Once Logg completed the game design, Bailey began programming. As the arcade hardware was less capable than the massive computers she had worked with at GM, she found the project difficult at times. Logg ended up programming about half the game himself after ditching his management position to get back into the trenches. The game proved uninteresting at first until director of engineering Dave van Elderen suggested that the player be able to shoot the mushrooms. This added a new layer of strategy to the game, especially after Logg used the excuse to introduce two more bugs: a flea that adds more mushrooms to the playfield in a random distribution and a scorpion that poisons the mushrooms.43 If the centipede collides with a poison mushroom, it abandons its usual movement pattern to make a beeline for the player.

In addition to programming roughly half of Centipede, Bailey contributed two significant design wrinkles of her own. The first was a change in control scheme. As she was not an adept game player, she had difficulty adapting to Logg’s multi-button controls. When engineer Steve Calfee noticed this, he suggested swapping in a joystick for movement in place of buttons. While this was an improvement, Bailey did not think joystick control was that fun. Next, they tried a trackball, which Bailey felt worked perfectly.44 Her other major contribution was the color scheme for the graphics. Bailey wanted the bugs and mushrooms to really pop against the black background of the game and felt the standard color palette used in most coin-operated games did not do the trick. She asked her technician to fiddle with the hardware to look for alternatives and had him stop when he hit upon a striking set of pastels. Bailey then proceeded to create multi-colored insects and mushrooms that featured two complimentary colors, one for the outline and one to fill in the shape.45 The result was some of the most vibrant visuals seen in an early 1980s arcade.

Released in June 1981, Centipede was the perfect complement to Pac-Man. Once the easier game lured a broader segment of the population to the arcade and hooked them on video games, Centipede came along with its amazing visuals and strategic mushroom management to keep them coming back for more. Not only was Centipede recognized as just the second coin-operated video game to entice women in large numbers, but it also became the second best-selling arcade game Atari released, topping out at over 50,000 units.46 Within weeks of its debut, it was one of the top-five earning games on location. By November, it had passed Pac-Man and sat just behind Defender in the number two position.

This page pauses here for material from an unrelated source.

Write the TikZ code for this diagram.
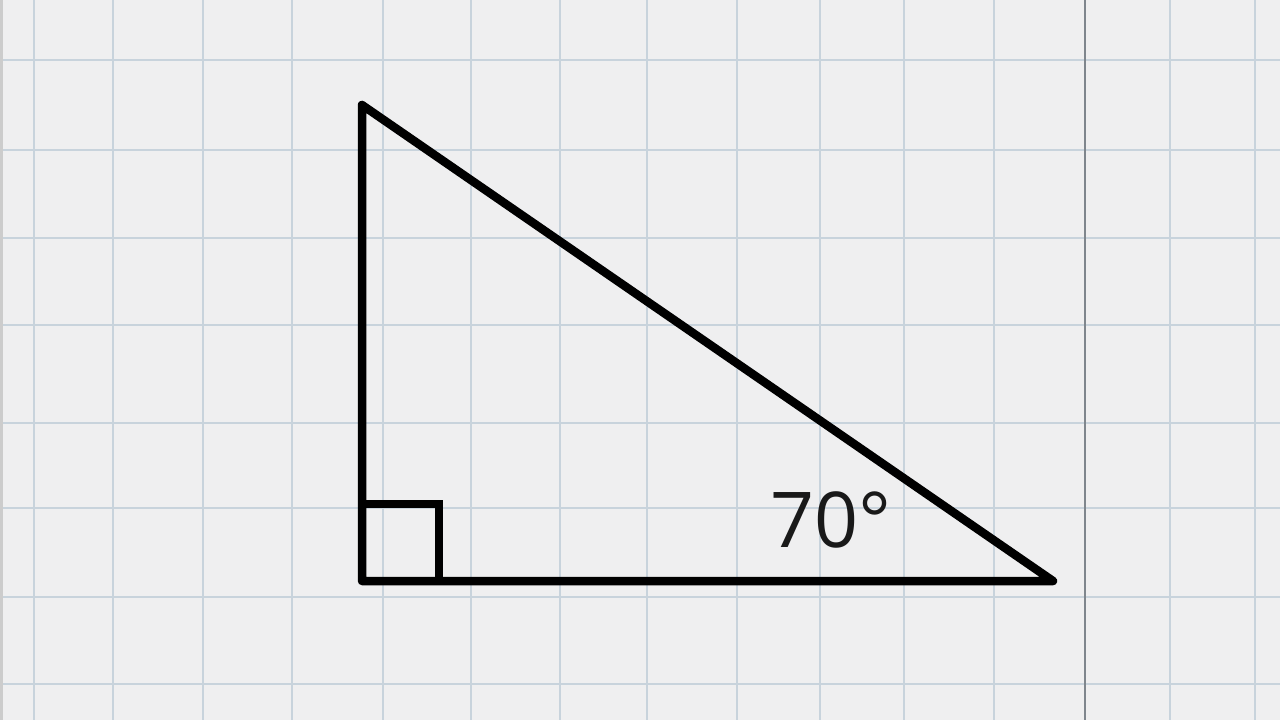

With Centipede leading the way, Atari captured nearly 25% of the coin-operated video game market in 1981 by unit sales, lagging only Midway, which cornered roughly 30% of the market with its Pac-Man juggernaut. Williams had the third largest market share on the strength of Defender alone at 11%. Between them, these top three companies cornered 66% of the market.47 Just as Pac-Man cemented Bally’s place at the top of the coin-operated world, so too would the game have the same impact on Atari’s fortunes in the home.